Without the pictures, output the lines of the material from the very first through the one that holds "import plotly.graph_objects as go".

++++++++

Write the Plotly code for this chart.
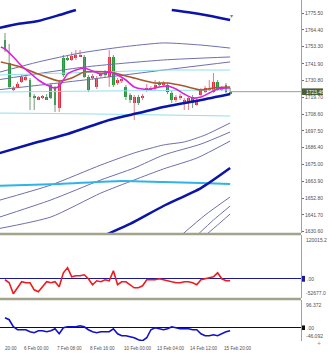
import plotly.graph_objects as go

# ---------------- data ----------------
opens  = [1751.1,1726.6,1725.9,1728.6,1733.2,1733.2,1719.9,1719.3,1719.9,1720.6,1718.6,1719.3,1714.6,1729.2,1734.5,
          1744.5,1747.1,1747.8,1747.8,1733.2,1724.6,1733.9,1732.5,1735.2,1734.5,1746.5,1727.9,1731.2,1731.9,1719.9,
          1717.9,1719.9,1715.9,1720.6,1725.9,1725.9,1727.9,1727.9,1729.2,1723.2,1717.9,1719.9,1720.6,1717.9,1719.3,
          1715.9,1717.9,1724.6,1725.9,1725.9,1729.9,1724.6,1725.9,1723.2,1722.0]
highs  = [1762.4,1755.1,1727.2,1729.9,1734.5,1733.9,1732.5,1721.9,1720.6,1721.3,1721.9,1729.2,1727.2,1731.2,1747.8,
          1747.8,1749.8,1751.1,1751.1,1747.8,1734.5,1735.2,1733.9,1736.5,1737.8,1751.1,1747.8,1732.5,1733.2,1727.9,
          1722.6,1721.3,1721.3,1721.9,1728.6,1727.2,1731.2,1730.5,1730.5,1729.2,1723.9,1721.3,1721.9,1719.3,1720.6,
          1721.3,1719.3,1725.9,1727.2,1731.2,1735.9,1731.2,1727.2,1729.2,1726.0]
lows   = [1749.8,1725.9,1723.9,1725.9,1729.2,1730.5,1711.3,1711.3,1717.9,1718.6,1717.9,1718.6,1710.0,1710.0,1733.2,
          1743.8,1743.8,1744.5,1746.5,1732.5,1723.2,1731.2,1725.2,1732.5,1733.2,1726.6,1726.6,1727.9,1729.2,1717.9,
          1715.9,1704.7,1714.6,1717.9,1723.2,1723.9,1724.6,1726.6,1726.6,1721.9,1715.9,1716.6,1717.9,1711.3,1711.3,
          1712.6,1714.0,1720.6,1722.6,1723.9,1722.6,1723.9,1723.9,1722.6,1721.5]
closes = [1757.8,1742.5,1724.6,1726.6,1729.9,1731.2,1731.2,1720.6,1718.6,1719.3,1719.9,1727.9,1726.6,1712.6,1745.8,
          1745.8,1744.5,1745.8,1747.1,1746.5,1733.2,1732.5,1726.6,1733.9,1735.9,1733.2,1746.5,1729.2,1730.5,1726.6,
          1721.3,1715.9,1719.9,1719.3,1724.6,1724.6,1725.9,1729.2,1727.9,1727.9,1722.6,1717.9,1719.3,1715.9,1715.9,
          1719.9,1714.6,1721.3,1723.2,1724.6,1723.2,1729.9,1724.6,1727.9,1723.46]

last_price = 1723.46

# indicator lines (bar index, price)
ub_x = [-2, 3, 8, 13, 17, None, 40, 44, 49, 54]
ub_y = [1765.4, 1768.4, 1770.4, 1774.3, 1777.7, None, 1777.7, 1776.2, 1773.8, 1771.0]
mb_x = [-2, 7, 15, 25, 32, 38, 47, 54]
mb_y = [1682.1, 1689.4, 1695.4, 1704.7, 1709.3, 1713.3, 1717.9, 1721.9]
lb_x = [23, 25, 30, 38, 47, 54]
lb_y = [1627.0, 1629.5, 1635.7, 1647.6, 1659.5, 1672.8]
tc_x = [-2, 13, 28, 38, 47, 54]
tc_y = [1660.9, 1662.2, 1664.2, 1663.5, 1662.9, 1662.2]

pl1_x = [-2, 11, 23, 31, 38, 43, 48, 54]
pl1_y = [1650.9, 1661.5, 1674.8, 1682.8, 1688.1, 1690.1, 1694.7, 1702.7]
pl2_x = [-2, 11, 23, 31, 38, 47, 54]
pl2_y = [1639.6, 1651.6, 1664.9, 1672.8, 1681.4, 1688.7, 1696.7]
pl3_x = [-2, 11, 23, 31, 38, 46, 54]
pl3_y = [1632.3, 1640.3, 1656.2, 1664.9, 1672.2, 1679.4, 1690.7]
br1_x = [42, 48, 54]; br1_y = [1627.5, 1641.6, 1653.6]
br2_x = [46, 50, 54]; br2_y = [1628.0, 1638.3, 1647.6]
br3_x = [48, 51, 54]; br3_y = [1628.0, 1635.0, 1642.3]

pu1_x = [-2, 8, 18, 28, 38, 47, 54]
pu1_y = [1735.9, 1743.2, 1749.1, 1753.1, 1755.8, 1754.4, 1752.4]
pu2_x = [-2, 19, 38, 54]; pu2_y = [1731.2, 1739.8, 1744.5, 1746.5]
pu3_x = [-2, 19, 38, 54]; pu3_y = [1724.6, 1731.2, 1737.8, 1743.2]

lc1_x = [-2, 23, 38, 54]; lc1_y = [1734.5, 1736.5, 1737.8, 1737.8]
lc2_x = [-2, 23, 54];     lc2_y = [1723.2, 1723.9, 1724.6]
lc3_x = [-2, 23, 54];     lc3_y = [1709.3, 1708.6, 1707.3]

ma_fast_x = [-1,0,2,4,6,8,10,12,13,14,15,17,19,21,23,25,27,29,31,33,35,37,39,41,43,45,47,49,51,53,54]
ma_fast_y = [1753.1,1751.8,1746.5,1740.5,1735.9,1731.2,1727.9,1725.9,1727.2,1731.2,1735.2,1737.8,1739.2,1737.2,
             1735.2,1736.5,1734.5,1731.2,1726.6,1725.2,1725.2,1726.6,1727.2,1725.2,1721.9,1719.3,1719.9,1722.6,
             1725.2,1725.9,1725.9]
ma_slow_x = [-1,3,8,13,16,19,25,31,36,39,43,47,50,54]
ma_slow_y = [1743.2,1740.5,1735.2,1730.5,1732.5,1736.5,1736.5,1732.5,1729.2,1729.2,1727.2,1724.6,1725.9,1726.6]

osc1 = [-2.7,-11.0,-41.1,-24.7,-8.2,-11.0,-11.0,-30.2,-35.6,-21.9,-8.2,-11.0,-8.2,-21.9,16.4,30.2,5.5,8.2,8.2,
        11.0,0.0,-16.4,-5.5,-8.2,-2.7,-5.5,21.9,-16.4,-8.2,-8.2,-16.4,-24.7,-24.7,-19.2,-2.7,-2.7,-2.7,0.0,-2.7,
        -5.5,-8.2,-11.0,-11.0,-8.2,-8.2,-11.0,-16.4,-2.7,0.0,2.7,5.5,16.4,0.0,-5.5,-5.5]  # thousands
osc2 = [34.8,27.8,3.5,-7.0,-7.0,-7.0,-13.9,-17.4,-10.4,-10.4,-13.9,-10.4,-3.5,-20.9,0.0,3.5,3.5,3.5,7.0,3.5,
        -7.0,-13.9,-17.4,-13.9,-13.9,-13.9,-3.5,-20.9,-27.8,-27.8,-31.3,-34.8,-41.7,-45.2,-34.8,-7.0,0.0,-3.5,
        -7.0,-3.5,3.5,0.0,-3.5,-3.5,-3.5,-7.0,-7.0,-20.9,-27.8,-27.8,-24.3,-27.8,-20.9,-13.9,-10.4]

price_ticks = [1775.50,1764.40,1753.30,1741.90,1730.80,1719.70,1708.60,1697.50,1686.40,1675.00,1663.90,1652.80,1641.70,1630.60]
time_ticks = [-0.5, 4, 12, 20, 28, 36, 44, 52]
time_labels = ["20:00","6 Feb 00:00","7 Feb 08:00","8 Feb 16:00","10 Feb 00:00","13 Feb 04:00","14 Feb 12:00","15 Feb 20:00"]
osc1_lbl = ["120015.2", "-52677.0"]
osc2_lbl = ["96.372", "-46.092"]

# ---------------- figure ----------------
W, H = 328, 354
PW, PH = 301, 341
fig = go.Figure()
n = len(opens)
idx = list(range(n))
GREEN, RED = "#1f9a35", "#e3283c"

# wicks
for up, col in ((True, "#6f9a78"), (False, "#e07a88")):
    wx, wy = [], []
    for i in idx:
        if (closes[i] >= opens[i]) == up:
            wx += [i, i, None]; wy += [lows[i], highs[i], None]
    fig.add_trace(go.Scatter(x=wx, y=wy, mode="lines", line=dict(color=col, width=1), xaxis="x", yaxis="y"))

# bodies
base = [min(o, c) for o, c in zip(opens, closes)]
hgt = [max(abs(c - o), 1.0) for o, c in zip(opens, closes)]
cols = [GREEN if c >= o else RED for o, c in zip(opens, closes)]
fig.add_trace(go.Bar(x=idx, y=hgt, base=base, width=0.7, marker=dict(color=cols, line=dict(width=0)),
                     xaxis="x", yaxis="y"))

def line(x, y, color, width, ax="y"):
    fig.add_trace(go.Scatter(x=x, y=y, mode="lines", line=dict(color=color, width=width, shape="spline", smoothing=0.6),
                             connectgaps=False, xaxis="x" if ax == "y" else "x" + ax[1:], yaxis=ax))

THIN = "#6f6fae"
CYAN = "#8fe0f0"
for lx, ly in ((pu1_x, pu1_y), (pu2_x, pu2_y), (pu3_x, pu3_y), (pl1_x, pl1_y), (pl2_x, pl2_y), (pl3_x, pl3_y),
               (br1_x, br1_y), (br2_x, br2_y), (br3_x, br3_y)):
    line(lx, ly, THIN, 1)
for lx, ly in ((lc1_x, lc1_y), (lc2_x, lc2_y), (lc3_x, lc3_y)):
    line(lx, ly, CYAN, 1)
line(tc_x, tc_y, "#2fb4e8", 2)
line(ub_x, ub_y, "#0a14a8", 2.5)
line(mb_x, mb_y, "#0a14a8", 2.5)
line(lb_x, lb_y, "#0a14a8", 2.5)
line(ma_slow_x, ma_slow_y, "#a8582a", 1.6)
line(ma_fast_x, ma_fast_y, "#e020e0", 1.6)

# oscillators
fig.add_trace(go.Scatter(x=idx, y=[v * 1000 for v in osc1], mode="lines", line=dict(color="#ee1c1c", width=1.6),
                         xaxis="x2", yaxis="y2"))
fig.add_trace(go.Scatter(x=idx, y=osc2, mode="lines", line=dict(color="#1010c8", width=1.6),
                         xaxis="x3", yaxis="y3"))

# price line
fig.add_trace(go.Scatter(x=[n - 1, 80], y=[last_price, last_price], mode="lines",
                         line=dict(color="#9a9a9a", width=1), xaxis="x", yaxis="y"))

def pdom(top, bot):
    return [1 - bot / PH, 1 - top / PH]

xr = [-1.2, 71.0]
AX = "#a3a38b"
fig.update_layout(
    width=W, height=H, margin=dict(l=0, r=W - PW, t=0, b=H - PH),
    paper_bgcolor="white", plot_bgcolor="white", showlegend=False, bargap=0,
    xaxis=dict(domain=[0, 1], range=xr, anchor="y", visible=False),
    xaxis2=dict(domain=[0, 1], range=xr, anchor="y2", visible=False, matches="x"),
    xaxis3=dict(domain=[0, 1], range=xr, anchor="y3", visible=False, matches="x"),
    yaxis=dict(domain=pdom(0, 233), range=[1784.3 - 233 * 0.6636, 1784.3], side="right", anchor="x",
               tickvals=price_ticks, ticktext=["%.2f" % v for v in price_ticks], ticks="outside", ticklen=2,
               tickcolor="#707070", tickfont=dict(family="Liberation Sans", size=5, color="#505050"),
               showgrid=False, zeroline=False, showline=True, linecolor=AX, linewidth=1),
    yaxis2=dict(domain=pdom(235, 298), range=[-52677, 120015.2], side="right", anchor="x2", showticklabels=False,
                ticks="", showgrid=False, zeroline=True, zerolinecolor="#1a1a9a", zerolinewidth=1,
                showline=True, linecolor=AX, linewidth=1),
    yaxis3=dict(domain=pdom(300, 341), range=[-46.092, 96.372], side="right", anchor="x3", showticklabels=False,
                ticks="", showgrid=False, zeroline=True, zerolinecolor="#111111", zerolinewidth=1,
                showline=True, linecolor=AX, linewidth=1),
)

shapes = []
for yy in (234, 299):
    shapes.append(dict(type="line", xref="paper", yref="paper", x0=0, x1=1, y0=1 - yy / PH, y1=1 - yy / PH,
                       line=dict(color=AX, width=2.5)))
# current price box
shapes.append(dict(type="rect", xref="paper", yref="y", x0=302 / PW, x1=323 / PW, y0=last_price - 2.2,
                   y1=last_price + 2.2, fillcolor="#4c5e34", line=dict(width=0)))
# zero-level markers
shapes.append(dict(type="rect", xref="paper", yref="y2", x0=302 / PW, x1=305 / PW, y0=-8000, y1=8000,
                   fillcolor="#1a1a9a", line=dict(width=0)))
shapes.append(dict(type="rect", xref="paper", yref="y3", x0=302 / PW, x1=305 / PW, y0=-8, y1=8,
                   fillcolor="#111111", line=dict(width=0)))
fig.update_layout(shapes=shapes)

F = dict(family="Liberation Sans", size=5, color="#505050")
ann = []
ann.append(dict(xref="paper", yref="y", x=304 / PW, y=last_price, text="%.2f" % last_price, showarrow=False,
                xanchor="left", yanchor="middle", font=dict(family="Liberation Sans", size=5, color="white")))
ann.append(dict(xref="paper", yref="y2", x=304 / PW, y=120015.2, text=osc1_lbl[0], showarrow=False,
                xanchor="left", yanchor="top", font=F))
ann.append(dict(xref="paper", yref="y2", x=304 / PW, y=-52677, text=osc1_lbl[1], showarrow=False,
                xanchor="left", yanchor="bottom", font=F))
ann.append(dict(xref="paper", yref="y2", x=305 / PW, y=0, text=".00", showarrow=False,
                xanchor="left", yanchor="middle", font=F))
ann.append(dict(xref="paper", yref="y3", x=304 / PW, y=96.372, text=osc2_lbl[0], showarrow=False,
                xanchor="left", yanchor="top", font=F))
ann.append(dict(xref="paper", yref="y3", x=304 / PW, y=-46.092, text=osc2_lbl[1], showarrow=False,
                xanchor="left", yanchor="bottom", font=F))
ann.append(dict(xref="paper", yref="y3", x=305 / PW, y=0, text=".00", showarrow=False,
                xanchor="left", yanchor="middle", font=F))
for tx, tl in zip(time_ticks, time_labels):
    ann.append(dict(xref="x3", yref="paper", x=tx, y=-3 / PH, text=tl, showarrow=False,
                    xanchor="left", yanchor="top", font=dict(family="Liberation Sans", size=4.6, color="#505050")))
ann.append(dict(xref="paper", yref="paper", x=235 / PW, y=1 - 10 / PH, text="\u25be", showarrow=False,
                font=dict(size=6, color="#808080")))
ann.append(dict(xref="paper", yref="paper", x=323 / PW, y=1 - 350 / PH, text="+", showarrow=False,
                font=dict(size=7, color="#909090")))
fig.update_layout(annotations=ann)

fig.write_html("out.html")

++++++++

*EXERCISE RESULT:*
Write the Plotly code for this chart.
import plotly.graph_objects as go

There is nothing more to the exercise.